Timeliness of Amendments
The court further examined the timeliness of Martinez's attempts to amend his pleadings. Martinez filed an amended petition and response just two days before the scheduled hearing date, which violated the requirements of Rule 91a. Specifically, Rule 91a.4 mandates that responses to motions to dismiss must be filed at least seven days before the hearing, and any amended petition must be filed at least three days prior. The trial court did not consider these untimely amendments, and Martinez acknowledged this procedural misstep during the hearing. Thus, the court reasoned that since Martinez's amendments were not compliant with the rule, they could not be considered in the decision regarding the motion to dismiss.

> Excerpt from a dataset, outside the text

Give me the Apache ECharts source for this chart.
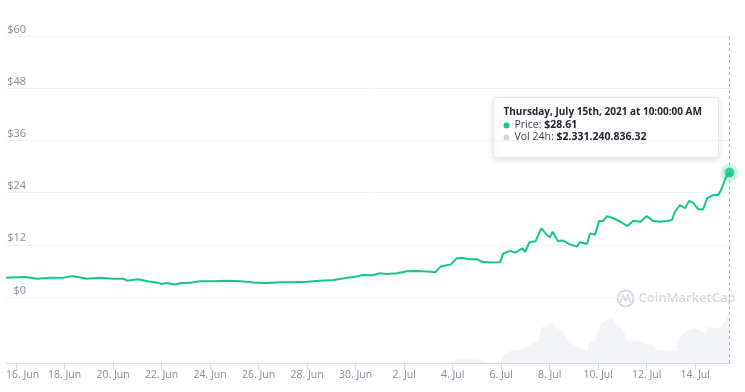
<!DOCTYPE html>
<html>
<head>
<meta charset="utf-8">
<script src="https://cdn.jsdelivr.net/npm/echarts@6/dist/echarts.min.js"></script>
<style>
html,body{margin:0;padding:0;background:#fff;}
#chart{width:745px;height:392px;}
</style>
</head>
<body>
<div id="chart"></div>
<script>
// ---- data ----
const priceTimes = [
'2021-06-15 14:00','2021-06-16 09:00','2021-06-16 21:00','2021-06-17 10:00','2021-06-17 22:00',
'2021-06-18 07:00','2021-06-18 13:00','2021-06-18 22:00','2021-06-19 11:00','2021-06-20 00:00',
'2021-06-20 10:00','2021-06-20 14:00','2021-06-21 00:00','2021-06-21 10:00','2021-06-21 20:00',
'2021-06-22 00:00','2021-06-22 05:00','2021-06-22 13:00','2021-06-22 20:00','2021-06-23 04:00',
'2021-06-23 14:00','2021-06-24 03:00','2021-06-24 17:00','2021-06-25 06:00','2021-06-25 19:00',
'2021-06-26 08:00','2021-06-26 21:00','2021-06-27 10:00','2021-06-28 00:00','2021-06-28 13:00',
'2021-06-29 02:00','2021-06-29 16:00','2021-06-30 01:00','2021-06-30 07:00','2021-06-30 17:00',
'2021-07-01 00:00','2021-07-01 07:00','2021-07-01 17:00','2021-07-02 03:00','2021-07-02 13:00',
'2021-07-02 23:00','2021-07-03 07:00','2021-07-03 12:00','2021-07-03 22:00','2021-07-04 04:00',
'2021-07-04 10:00','2021-07-04 17:00','2021-07-05 00:00','2021-07-05 05:00','2021-07-05 13:00',
'2021-07-05 23:00','2021-07-06 02:00','2021-07-06 09:00','2021-07-06 14:00','2021-07-06 21:00',
'2021-07-07 00:00','2021-07-07 04:00','2021-07-07 10:00','2021-07-07 16:00','2021-07-07 20:00',
'2021-07-08 00:00','2021-07-08 03:00','2021-07-08 08:00','2021-07-08 13:00','2021-07-08 20:00',
'2021-07-09 03:00','2021-07-09 06:00','2021-07-09 13:00','2021-07-09 16:00','2021-07-09 21:00',
'2021-07-10 01:00','2021-07-10 05:00','2021-07-10 09:00','2021-07-10 15:00','2021-07-10 22:00',
'2021-07-11 05:00','2021-07-11 11:00','2021-07-11 18:00','2021-07-12 00:00','2021-07-12 06:00',
'2021-07-12 13:00','2021-07-12 20:00','2021-07-13 01:00','2021-07-13 04:00','2021-07-13 09:00',
'2021-07-13 14:00','2021-07-13 18:00','2021-07-13 22:00','2021-07-14 03:00','2021-07-14 08:00',
'2021-07-14 12:00','2021-07-14 18:00','2021-07-14 23:00','2021-07-15 02:00','2021-07-15 06:00',
'2021-07-15 10:00','2021-07-15 13:00'
];
const prices = [
4.4,4.6,4.2,4.45,4.4,
4.8,4.6,4.2,4.4,4.2,
4.2,3.75,4.1,3.6,3.3,
3.0,3.2,2.85,3.2,3.3,
3.6,3.6,3.75,3.6,3.35,
3.2,3.4,3.4,3.5,3.75,
3.9,4.4,4.7,5.05,5.0,
5.45,5.3,5.45,5.9,6.0,
5.85,5.7,7.0,7.45,8.9,
8.95,8.65,8.7,8.1,7.95,
8.0,10.0,10.6,10.2,11.2,
10.4,12.6,12.8,15.8,14.6,
13.7,15.0,12.9,13.0,12.1,
11.6,12.6,12.2,14.6,14.3,
17.5,17.5,18.6,18.1,17.3,
16.3,17.55,17.3,18.6,17.55,
17.3,17.45,17.7,19.6,21.15,
20.4,22.1,21.7,20.2,20.2,
22.7,23.45,23.45,24.75,27.3,
28.61,27.8
];
const volumeTimes = [
'2021-06-15 14:00','2021-07-04 02:00','2021-07-04 05:00','2021-07-05 05:00','2021-07-05 08:00',
'2021-07-06 01:00','2021-07-06 02:00','2021-07-06 09:00','2021-07-06 19:00','2021-07-07 02:00',
'2021-07-07 08:00','2021-07-07 13:00','2021-07-07 16:00','2021-07-07 20:00','2021-07-08 02:00',
'2021-07-08 07:00','2021-07-08 13:00','2021-07-08 17:00','2021-07-08 23:00','2021-07-09 06:00',
'2021-07-09 13:00','2021-07-09 16:00','2021-07-09 21:00','2021-07-10 02:00','2021-07-10 07:00',
'2021-07-10 14:00','2021-07-10 19:00','2021-07-11 00:00','2021-07-11 05:00','2021-07-11 15:00',
'2021-07-11 23:00','2021-07-12 06:00','2021-07-12 11:00','2021-07-12 16:00','2021-07-12 23:00',
'2021-07-13 06:00','2021-07-13 07:00','2021-07-13 12:00','2021-07-13 17:00','2021-07-13 22:00',
'2021-07-14 05:00','2021-07-14 10:00','2021-07-14 13:00','2021-07-14 18:00','2021-07-15 01:00',
'2021-07-15 06:00','2021-07-15 10:00'
];
// 24h volume, billions of USD
const volumes = [
0,0.02,0.19,0.17,0.04,
0.05,0.37,0.56,0.65,0.79,
0.93,1.03,1.68,1.72,1.91,
1.63,1.54,1.03,0.89,0.70,
0.56,1.03,1.03,1.77,1.96,
2.14,1.72,1.63,1.07,1.03,
0.89,0.84,0.61,0.61,0.56,
0.56,1.12,1.35,1.54,1.63,
1.54,1.35,1.72,1.63,1.68,
2.00,2.33
];
const xTickDates = ['2021-06-16','2021-06-18','2021-06-20','2021-06-22','2021-06-24','2021-06-26','2021-06-28','2021-06-30',
'2021-07-02','2021-07-04','2021-07-06','2021-07-08','2021-07-10','2021-07-12','2021-07-14'];
const monthNames = ['Jan','Feb','Mar','Apr','May','Jun','Jul','Aug','Sep','Oct','Nov','Dec'];
const xStart = '2021-06-15 14:00';
const xEnd = '2021-07-15 13:30';
const tooltipTime = '2021-07-15 10:00';
const tooltipTitle = 'Thursday, July 15th, 2021 at 10:00:00 AM';
const tooltipVolume = '$2,331,240,836.32';

function parseLocal(s){
  const parts = s.split(' ');
  const dp = parts[0].split('-').map(Number);
  let hh=0, mm=0;
  if (parts[1]){ const tp = parts[1].split(':').map(Number); hh=tp[0]; mm=tp[1]; }
  return new Date(dp[0], dp[1]-1, dp[2], hh, mm).getTime();
}

const priceData = priceTimes.map((t,i)=>[parseLocal(t), prices[i]]);
const volData = volumeTimes.map((t,i)=>[parseLocal(t), volumes[i]]);
const tipT = parseLocal(tooltipTime);
const tipIdx = priceTimes.indexOf(tooltipTime);
const tipPrice = prices[tipIdx];
const ticks = xTickDates.map(parseLocal);
const xMin = parseLocal(xStart), xMax = parseLocal(xEnd);

const FONT = 'Open Sans';
const labelColor = '#858ca2';
const green = '#16c784';

const chart = echarts.init(document.getElementById('chart'), null, {renderer:'canvas'});
chart.setOption({
  animation:false,
  backgroundColor:'#fff',
  grid:[
    {left:6, right:12, top:36, bottom:95},
    {left:6, right:12, top:297, bottom:29}
  ],
  xAxis:[
    {type:'value', gridIndex:0, min:xMin, max:xMax,
     axisLine:{show:false}, axisTick:{show:false}, axisLabel:{show:false}, splitLine:{show:false}},
    {type:'value', gridIndex:1, min:xMin, max:xMax,
     axisLine:{show:true, onZero:false, lineStyle:{color:'#d6dbe6', width:1}},
     axisTick:{show:true, customValues:ticks, length:7, lineStyle:{color:'#d6dbe6'}},
     axisLabel:{show:true, customValues:ticks, margin:7, color:labelColor, fontFamily:FONT, fontSize:10.5,
       formatter:function(v){
         const d = new Date(v);
         const s = d.getDate()+'. '+monthNames[d.getMonth()];
         return v===ticks[0] ? '{f|'+s+'}' : s;
       },
       rich:{f:{padding:[0,0,0,13], color:labelColor, fontFamily:FONT, fontSize:10.5}}
     },
     splitLine:{show:false}}
  ],
  yAxis:[
    {type:'value', gridIndex:0, min:0, max:60, interval:12,
     axisLine:{show:false}, axisTick:{show:false},
     axisLabel:{inside:true, align:'right', margin:20, verticalAlign:'bottom', padding:[0,0,1,0],
       color:labelColor, fontFamily:FONT, fontSize:11, formatter:'${value}'},
     splitLine:{show:true, lineStyle:{color:'#eff2f5', width:1}}},
    {type:'value', gridIndex:1, min:0, max:3.1, show:false, splitLine:{show:false}}
  ],
  series:[
    {type:'line', name:'Vol 24h', xAxisIndex:1, yAxisIndex:1, data:volData, showSymbol:false,
     lineStyle:{width:0}, areaStyle:{color:'#f3f4f7', opacity:1}, silent:true, z:1,
     markLine:{silent:true, symbol:'none', label:{show:false},
       lineStyle:{color:'#aab2c5', type:[3,3], width:1}, data:[{xAxis:tipT}]}},
    {type:'line', name:'Price', xAxisIndex:0, yAxisIndex:0, data:priceData, showSymbol:false,
     lineStyle:{width:2, color:green}, itemStyle:{color:green}, z:3,
     markLine:{silent:true, symbol:'none', label:{show:false},
       lineStyle:{color:'#aab2c5', type:[3,3], width:1}, data:[{xAxis:tipT}]}},
    {type:'scatter', xAxisIndex:0, yAxisIndex:0, data:[[tipT, tipPrice]], symbolSize:10, z:5,
     itemStyle:{color:green, borderColor:'rgba(22,199,132,0.25)', borderWidth:8}}
  ],
  graphic:[
    {type:'group', left:615, top:288, silent:true, children:[
      {type:'circle', shape:{cx:9, cy:9, r:8}, style:{fill:'none', stroke:'#d3d8e1', lineWidth:2}},
      {type:'polyline', shape:{points:[[4,13],[6.5,6],[9,11],[11.5,6],[14,13]]}, style:{fill:'none', stroke:'#d3d8e1', lineWidth:2}},
      {type:'text', x:22, y:9, style:{text:'CoinMarketCap', fill:'#d3d8e1', font:'600 13px "Open Sans"', verticalAlign:'middle'}}
    ]},
    {type:'group', left:493, top:97, z:100, children:[
      {type:'rect', shape:{x:0, y:0, width:225, height:60, r:2},
       style:{fill:'#fff', stroke:'#e3e6ec', lineWidth:1, shadowBlur:6, shadowColor:'rgba(0,0,0,0.12)', shadowOffsetY:2}},
      {type:'text', x:10, y:15, style:{text:tooltipTitle, fill:'#222531', font:'bold 10px "Open Sans"', verticalAlign:'middle'}},
      {type:'circle', shape:{cx:13, cy:28, r:3}, style:{fill:green}},
      {type:'text', x:21, y:28, style:{
        text:'{l|Price: }{v|$'+tipPrice.toFixed(2)+'}', verticalAlign:'middle',
        rich:{l:{fill:'#3a3f4b', font:'10.5px "Open Sans"'}, v:{fill:'#222531', font:'bold 10.5px "Open Sans"'}}}},
      {type:'circle', shape:{cx:13, cy:40, r:3}, style:{fill:'#cfd6e4'}},
      {type:'text', x:21, y:40, style:{
        text:'{l|Vol 24h: }{v|'+tooltipVolume+'}', verticalAlign:'middle',
        rich:{l:{fill:'#3a3f4b', font:'10.5px "Open Sans"'}, v:{fill:'#222531', font:'bold 10.5px "Open Sans"'}}}}
    ]}
  ]
});
</script>
</body>
</html>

Failure to Plead Discovery Rule
The court also addressed Martinez's argument that the discovery rule should have tolled the statute of limitations, allowing for a later filing. However, the court pointed out that Martinez did not plead the discovery rule in his first amended petition, which is a necessary component to invoke this tolling provision. The court cited prior case law establishing that failing to plead the discovery rule results in a waiver of that defense. Because the discovery rule was not included in the original pleadings, the court found that it could not consider this argument in evaluating the timeliness of Martinez's claims. Consequently, the court upheld the trial court's decision to dismiss based on the expiration of the statute of limitations.
Attorney's Fees Award
Lastly, the court reviewed the trial court's award of attorney's fees to Lone Star. The court noted that under Texas law, a party can be awarded attorney's fees when a motion to dismiss is granted under Rule 91a. Martinez challenged the award only to the extent that he prevailed on appeal, which the court interpreted as a limited objection rather than a substantive challenge to the award itself. Since the court affirmed the trial court's decision to dismiss Martinez's claims, it also upheld the award of attorney's fees to Lone Star. Thus, the court concluded that the trial court acted appropriately in granting attorney's fees in light of the successful dismissal.